Job:
Reproduce, character for character, the lines below from the first through the one with "YAxis, BarChart, Bar". Leave pictures out.

- - -

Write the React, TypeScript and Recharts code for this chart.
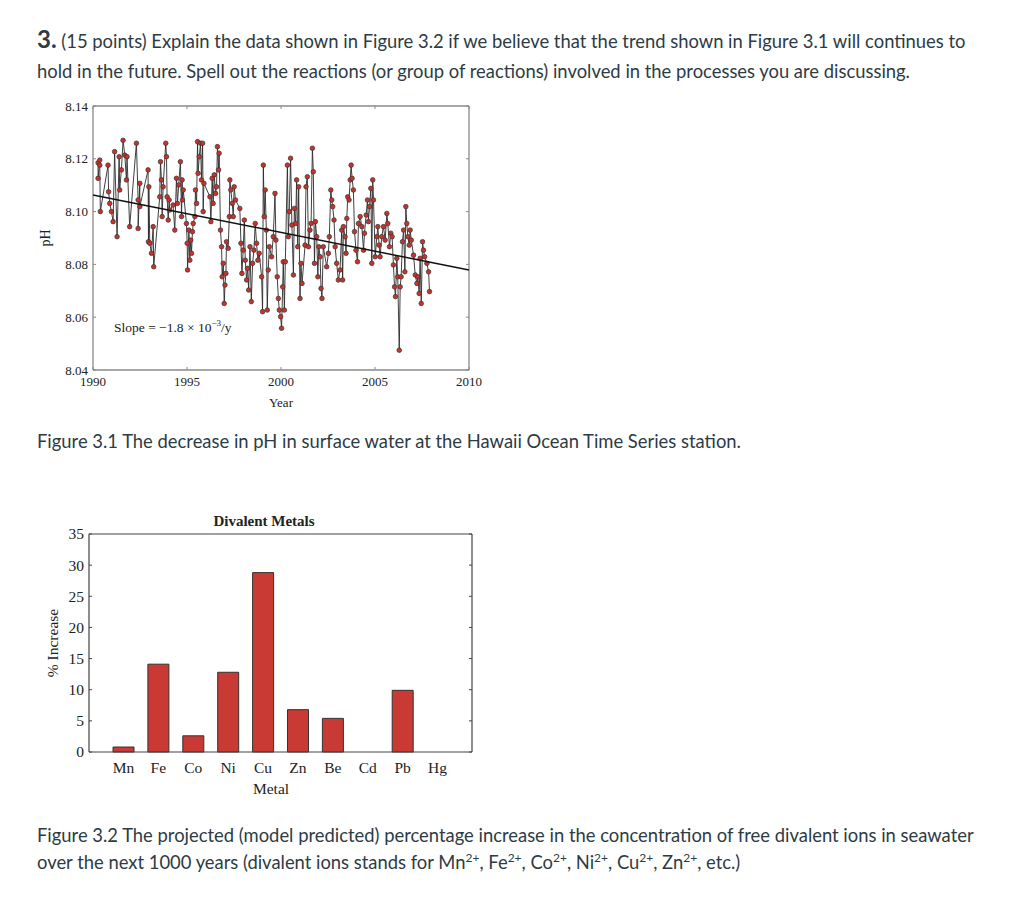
import { ScatterChart, Scatter, XAxis, YAxis, BarChart, Bar } from "recharts"

// HOT station surface pH
const years = [
  1990.27, 1990.27, 1990.36, 1990.36, 1990.39, 1990.8, 1990.83, 1990.89, 1990.98, 1991.07,
  1991.15, 1991.28, 1991.39, 1991.42, 1991.51, 1991.6, 1991.69, 1991.78, 1991.81, 1991.95,
  1992.31, 1992.4, 1992.4, 1992.49, 1992.49, 1992.93, 1992.95, 1992.97, 1993.02, 1993.11,
  1993.2, 1993.23, 1993.55, 1993.59, 1993.64, 1993.68, 1993.73, 1993.87, 1993.91, 1993.94,
  1994.0, 1994.05, 1994.08, 1994.26, 1994.35, 1994.44, 1994.49, 1994.56, 1994.65, 1994.71,
  1994.74, 1994.76, 1994.8, 1994.97, 1995.01, 1995.03, 1995.1, 1995.15, 1995.2, 1995.24,
  1995.29, 1995.33, 1995.42, 1995.45, 1995.51, 1995.56, 1995.59, 1995.65, 1995.72, 1995.77,
  1995.83, 1995.86, 1995.9, 1996.22, 1996.27, 1996.34, 1996.39, 1996.45, 1996.52, 1996.57,
  1996.62, 1996.68, 1996.71, 1996.78, 1996.84, 1996.87, 1996.93, 1996.98, 1997.02, 1997.07,
  1997.1, 1997.19, 1997.25, 1997.28, 1997.33, 1997.41, 1997.46, 1997.51, 1997.58, 1997.81,
  1997.87, 1997.92, 1997.99, 1998.05, 1998.1, 1998.17, 1998.22, 1998.28, 1998.35, 1998.42,
  1998.49, 1998.56, 1998.63, 1998.7, 1998.77, 1998.84, 1998.97, 1999.02, 1999.06, 1999.11,
  1999.16, 1999.22, 1999.27, 1999.32, 1999.38, 1999.5, 1999.59, 1999.68, 1999.73, 1999.8,
  1999.86, 1999.91, 1999.98, 2000.03, 2000.09, 2000.12, 2000.18, 2000.23, 2000.34, 2000.39,
  2000.44, 2000.51, 2000.58, 2000.66, 2000.71, 2000.78, 2000.83, 2000.89, 2000.94, 2001.01,
  2001.06, 2001.12, 2001.28, 2001.33, 2001.4, 2001.46, 2001.54, 2001.6, 2001.67, 2001.72,
  2001.78, 2001.83, 2001.9, 2001.96, 2002.01, 2002.08, 2002.13, 2002.18, 2002.25, 2002.43,
  2002.52, 2002.57, 2002.65, 2002.7, 2002.75, 2002.82, 2002.88, 2002.96, 2003.05, 2003.14,
  2003.23, 2003.28, 2003.32, 2003.41, 2003.46, 2003.5, 2003.55, 2003.62, 2003.68, 2003.73,
  2003.78, 2003.85, 2003.91, 2003.99, 2004.07, 2004.12, 2004.21, 2004.3, 2004.39, 2004.44,
  2004.53, 2004.6, 2004.65, 2004.71, 2004.78, 2004.83, 2004.88, 2004.92, 2005.01, 2005.1,
  2005.15, 2005.22, 2005.27, 2005.36, 2005.45, 2005.54, 2005.63, 2005.68, 2005.77, 2005.84,
  2005.91, 2005.98, 2006.04, 2006.09, 2006.16, 2006.21, 2006.29, 2006.34, 2006.39, 2006.46,
  2006.52, 2006.59, 2006.64, 2006.69, 2006.75, 2006.82, 2006.87, 2006.93, 2007.05, 2007.14,
  2007.23, 2007.28, 2007.35, 2007.4, 2007.46, 2007.53, 2007.58, 2007.64, 2007.76, 2007.85,
  2007.9,
]
const ph = [
  8.1185, 8.1126, 8.1195, 8.1176, 8.1, 8.1176, 8.1075, 8.1031, 8.1, 8.0962,
  8.1227, 8.0905, 8.1208, 8.1082, 8.1158, 8.127, 8.1214, 8.112, 8.1208, 8.0943,
  8.1259, 8.1044, 8.0936, 8.1107, 8.1019, 8.1158, 8.0886, 8.1094, 8.088, 8.0842,
  8.0943, 8.0791, 8.1056, 8.1189, 8.112, 8.0981, 8.1094, 8.1259, 8.1208, 8.1056,
  8.0968, 8.1044, 8.1006, 8.1025, 8.093, 8.1126, 8.1031, 8.1101, 8.1189, 8.0981,
  8.112, 8.1044, 8.1082, 8.0955, 8.088, 8.0779, 8.093, 8.0816, 8.0892, 8.0842,
  8.0924, 8.0955, 8.0981, 8.1082, 8.1031, 8.1265, 8.1145, 8.1208, 8.1259, 8.112,
  8.1259, 8.1, 8.1107, 8.1056, 8.0962, 8.1126, 8.1031, 8.1139, 8.1069, 8.1094,
  8.1246, 8.1158, 8.1221, 8.093, 8.0867, 8.0753, 8.0804, 8.0652, 8.0722, 8.0766,
  8.0886, 8.0861, 8.0981, 8.112, 8.1082, 8.1031, 8.0981, 8.1094, 8.1044, 8.1012,
  8.088, 8.0766, 8.0854, 8.0968, 8.0816, 8.0741, 8.0785, 8.0703, 8.0867, 8.0659,
  8.0804, 8.0854, 8.0955, 8.088, 8.0816, 8.0842, 8.0753, 8.0621, 8.1176, 8.0981,
  8.1082, 8.093, 8.0627, 8.0779, 8.0867, 8.0829, 8.0905, 8.1069, 8.0892, 8.0753,
  8.0671, 8.0627, 8.0602, 8.0558, 8.0715, 8.081, 8.0627, 8.081, 8.1176, 8.0905,
  8.1, 8.1202, 8.0949, 8.076, 8.1012, 8.0955, 8.112, 8.0867, 8.1094, 8.0671,
  8.0804, 8.0728, 8.0873, 8.1094, 8.1132, 8.0867, 8.093, 8.0955, 8.124, 8.1151,
  8.0804, 8.0962, 8.0905, 8.0753, 8.0867, 8.0829, 8.0709, 8.0671, 8.0867, 8.0791,
  8.0842, 8.0905, 8.1082, 8.1044, 8.1019, 8.0968, 8.0867, 8.0804, 8.0741, 8.0779,
  8.093, 8.0741, 8.0943, 8.0905, 8.0842, 8.0974, 8.1056, 8.1044, 8.112, 8.1176,
  8.1126, 8.1082, 8.0924, 8.0854, 8.081, 8.0955, 8.0981, 8.0943, 8.0854, 8.0918,
  8.0987, 8.1044, 8.0962, 8.1019, 8.1088, 8.0804, 8.112, 8.1044, 8.0829, 8.0905,
  8.0943, 8.0873, 8.0829, 8.0905, 8.0943, 8.0892, 8.0993, 8.0955, 8.0867, 8.0918,
  8.0905, 8.0798, 8.0715, 8.0678, 8.0823, 8.0753, 8.0475, 8.0715, 8.0753, 8.0886,
  8.093, 8.0772, 8.1019, 8.0955, 8.0905, 8.0873, 8.093, 8.0892, 8.0835, 8.076,
  8.0728, 8.0753, 8.069, 8.0823, 8.0652, 8.0886, 8.0854, 8.0829, 8.0804, 8.0772,
  8.0697,
]
const trendYears = [1990, 2010]
const trendPh = [8.1063, 8.0779]
const yearTicks = [1990, 1995, 2000, 2005, 2010]
const phTicks = [8.04, 8.06, 8.08, 8.1, 8.12, 8.14]

// Figure 3.2
const metals = ["Mn", "Fe", "Co", "Ni", "Cu", "Zn", "Be", "Cd", "Pb", "Hg"]
const increase = [0.8, 14.1, 2.6, 12.8, 28.8, 6.8, 5.4, 0, 9.9, 0]
const pctTicks = [0, 5, 10, 15, 20, 25, 30, 35]

const phData = years.map((year, i) => ({ year, ph: ph[i] }))
const trendData = trendYears.map((year, i) => ({ year, ph: trendPh[i] }))
const metalData = metals.map((metal, i) => ({ metal, increase: increase[i] }))

const serif = "'Liberation Serif', serif"
const frame1 = "#8a8a8a"
const frame2 = "#444"
const ink = "#222"
const page = "#2d3b45"

const Dot = (p: any) => (
  <circle cx={p.cx} cy={p.cy} r={2.3} fill="#c9322c" stroke="#333" strokeWidth={0.7} />
)
const NoDot = () => <g />

// inward tick marks, labels outside
const leftTick = (size: number, col: string, fmt: (v: number) => string) => (p: any) => (
  <g>
    <line x1={p.x} x2={p.x + 3} y1={p.y} y2={p.y} stroke={col} />
    <text x={p.x - 5} y={p.y} dy="0.35em" textAnchor="end" fontSize={size} fontFamily={serif} fill={ink}>
      {fmt(p.payload.value)}
    </text>
  </g>
)
const rightTick = (col: string) => (p: any) => (
  <line x1={p.x} x2={p.x - 3} y1={p.y} y2={p.y} stroke={col} />
)
const topTick = (p: any) => <line x1={p.x} x2={p.x} y1={p.y} y2={p.y + 3} stroke={frame1} />
const yearTick = (p: any) => (
  <g>
    <line x1={p.x} x2={p.x} y1={p.y} y2={p.y - 3} stroke={frame1} />
    <text x={p.x} y={p.y + 16} textAnchor="middle" fontSize={13} fontFamily={serif} fill={ink}>
      {p.payload.value}
    </text>
  </g>
)
const metalTick = (p: any) => (
  <text x={p.x} y={p.y + 21} textAnchor="middle" fontSize={15.5} fontFamily={serif} fill={ink}>
    {p.payload.value}
  </text>
)

const abs = (left: number, top: number, extra: any = {}) => ({
  position: "absolute" as const,
  left,
  top,
  whiteSpace: "nowrap" as const,
  ...extra,
})

function PhChart() {
  const line = { stroke: frame1, strokeWidth: 1.3 }
  return (
    <ScatterChart width={470} height={330} margin={{ top: 15, right: 20, bottom: 20, left: 33 }}>
      <XAxis
        dataKey="year"
        type="number"
        domain={[1990, 2010]}
        ticks={yearTicks}
        height={30}
        tickSize={0}
        tickMargin={0}
        tickLine={false}
        axisLine={line}
        tick={yearTick}
        interval={0}
      />
      <XAxis
        xAxisId="top"
        dataKey="year"
        orientation="top"
        type="number"
        domain={[1990, 2010]}
        ticks={yearTicks}
        height={1}
        tickSize={0}
        tickMargin={0}
        tickLine={false}
        axisLine={line}
        tick={topTick}
        interval={0}
      />
      <YAxis
        dataKey="ph"
        type="number"
        domain={[8.04, 8.14]}
        ticks={phTicks}
        width={40}
        tickSize={0}
        tickMargin={0}
        tickLine={false}
        axisLine={line}
        tick={leftTick(13, frame1, (v) => v.toFixed(2))}
        interval={0}
      />
      <YAxis
        yAxisId="right"
        dataKey="ph"
        orientation="right"
        type="number"
        domain={[8.04, 8.14]}
        ticks={phTicks}
        width={1}
        tickSize={0}
        tickMargin={0}
        tickLine={false}
        axisLine={line}
        tick={rightTick(frame1)}
        interval={0}
      />
      <Scatter
        data={phData}
        line={{ stroke: "#2a2a2a", strokeWidth: 0.9 }}
        lineType="joint"
        shape={Dot}
        isAnimationActive={false}
      />
      <Scatter
        xAxisId="top"
        yAxisId="right"
        data={trendData}
        line={{ stroke: "#111", strokeWidth: 1.5 }}
        lineType="joint"
        shape={NoDot}
        isAnimationActive={false}
      />
    </ScatterChart>
  )
}

function MetalChart() {
  const line = { stroke: frame2, strokeWidth: 1.2 }
  return (
    <BarChart
      width={470}
      height={310}
      data={metalData}
      margin={{ top: 33, right: 17, bottom: 28, left: 29 }}
      barCategoryGap={0}
    >
      <XAxis
        dataKey="metal"
        height={30}
        padding={{ left: 17, right: 17 }}
        tickSize={0}
        tickMargin={0}
        tickLine={false}
        axisLine={line}
        tick={metalTick}
        interval={0}
      />
      <XAxis
        xAxisId="top"
        dataKey="metal"
        orientation="top"
        height={1}
        padding={{ left: 17, right: 17 }}
        tick={false}
        tickLine={false}
        axisLine={line}
      />
      <YAxis
        type="number"
        domain={[0, 35]}
        ticks={pctTicks}
        width={40}
        tickSize={0}
        tickMargin={0}
        tickLine={false}
        axisLine={line}
        tick={leftTick(15.5, frame2, (v) => String(v))}
        interval={0}
      />
      <YAxis
        yAxisId="right"
        orientation="right"
        type="number"
        domain={[0, 35]}
        ticks={pctTicks}
        width={1}
        tickSize={0}
        tickMargin={0}
        tickLine={false}
        axisLine={line}
        tick={rightTick(frame2)}
        interval={0}
      />
      <Bar dataKey="increase" barSize={21} fill="#c93a35" stroke="#333" strokeWidth={1} isAnimationActive={false} />
      <Bar
        xAxisId="top"
        yAxisId="right"
        dataKey="increase"
        barSize={21}
        fill="none"
        stroke="none"
        isAnimationActive={false}
      />
    </BarChart>
  )
}

export default function App() {
  const body = { fontFamily: "Lato, sans-serif", fontSize: 18.4, color: page, lineHeight: "22px" }
  const sup = { fontSize: 12, lineHeight: 0 }
  return (
    <div style={{ position: "absolute", left: 0, top: 0, width: 1024, height: 908, background: "#fff" }}>
      <div style={abs(37, 28, body)}>
        <span style={{ fontSize: 24, fontWeight: 700 }}>3.</span> (15 points) Explain the data shown in Figure 3.2 if
        we believe that the trend shown in Figure 3.1 will continues to
      </div>
      <div style={abs(37, 60, body)}>
        hold in the future. Spell out the reactions (or group of reactions) involved in the processes you are
        discussing.
      </div>

      <div style={abs(20, 90)}>
        <PhChart />
      </div>
      <div style={abs(46, 238, { fontFamily: serif, fontSize: 14, color: ink, transform: "translate(-50%, -50%) rotate(-90deg)" })}>
        pH
      </div>
      <div style={abs(114, 318, { fontFamily: serif, fontSize: 13.5, color: ink })}>
        Slope = −1.8 × 10<sup style={{ fontSize: 9 }}>−3</sup>/y
      </div>
      <div style={abs(281, 403, { fontFamily: serif, fontSize: 13, color: ink, transform: "translate(-50%, -50%)" })}>
        Year
      </div>

      <div style={abs(37, 430, body)}>
        Figure 3.1 The decrease in pH in surface water at the Hawaii Ocean Time Series station.
      </div>

      <div style={abs(264, 521, { fontFamily: serif, fontSize: 15, fontWeight: 700, color: ink, transform: "translate(-50%, -50%)" })}>
        Divalent Metals
      </div>
      <div style={abs(20, 500)}>
        <MetalChart />
      </div>
      <div style={abs(53, 643, { fontFamily: serif, fontSize: 15.5, color: ink, transform: "translate(-50%, -50%) rotate(-90deg)" })}>
        % Increase
      </div>
      <div style={abs(271, 789, { fontFamily: serif, fontSize: 15.5, color: ink, transform: "translate(-50%, -50%)" })}>
        Metal
      </div>

      <div style={abs(37, 824, body)}>
        Figure 3.2 The projected (model predicted) percentage increase in the concentration of free divalent ions in
        seawater
      </div>
      <div style={abs(37, 851, body)}>
        over the next 1000 years (divalent ions stands for Mn<sup style={sup}>2+</sup>, Fe<sup style={sup}>2+</sup>,
        Co<sup style={sup}>2+</sup>, Ni<sup style={sup}>2+</sup>, Cu<sup style={sup}>2+</sup>, Zn
        <sup style={sup}>2+</sup>, etc.)
      </div>
    </div>
  )
}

- - -

Answer to the problem:
Write the React, TypeScript and Recharts code for this chart.
import { ScatterChart, Scatter, XAxis, YAxis, BarChart, Bar } from "recharts"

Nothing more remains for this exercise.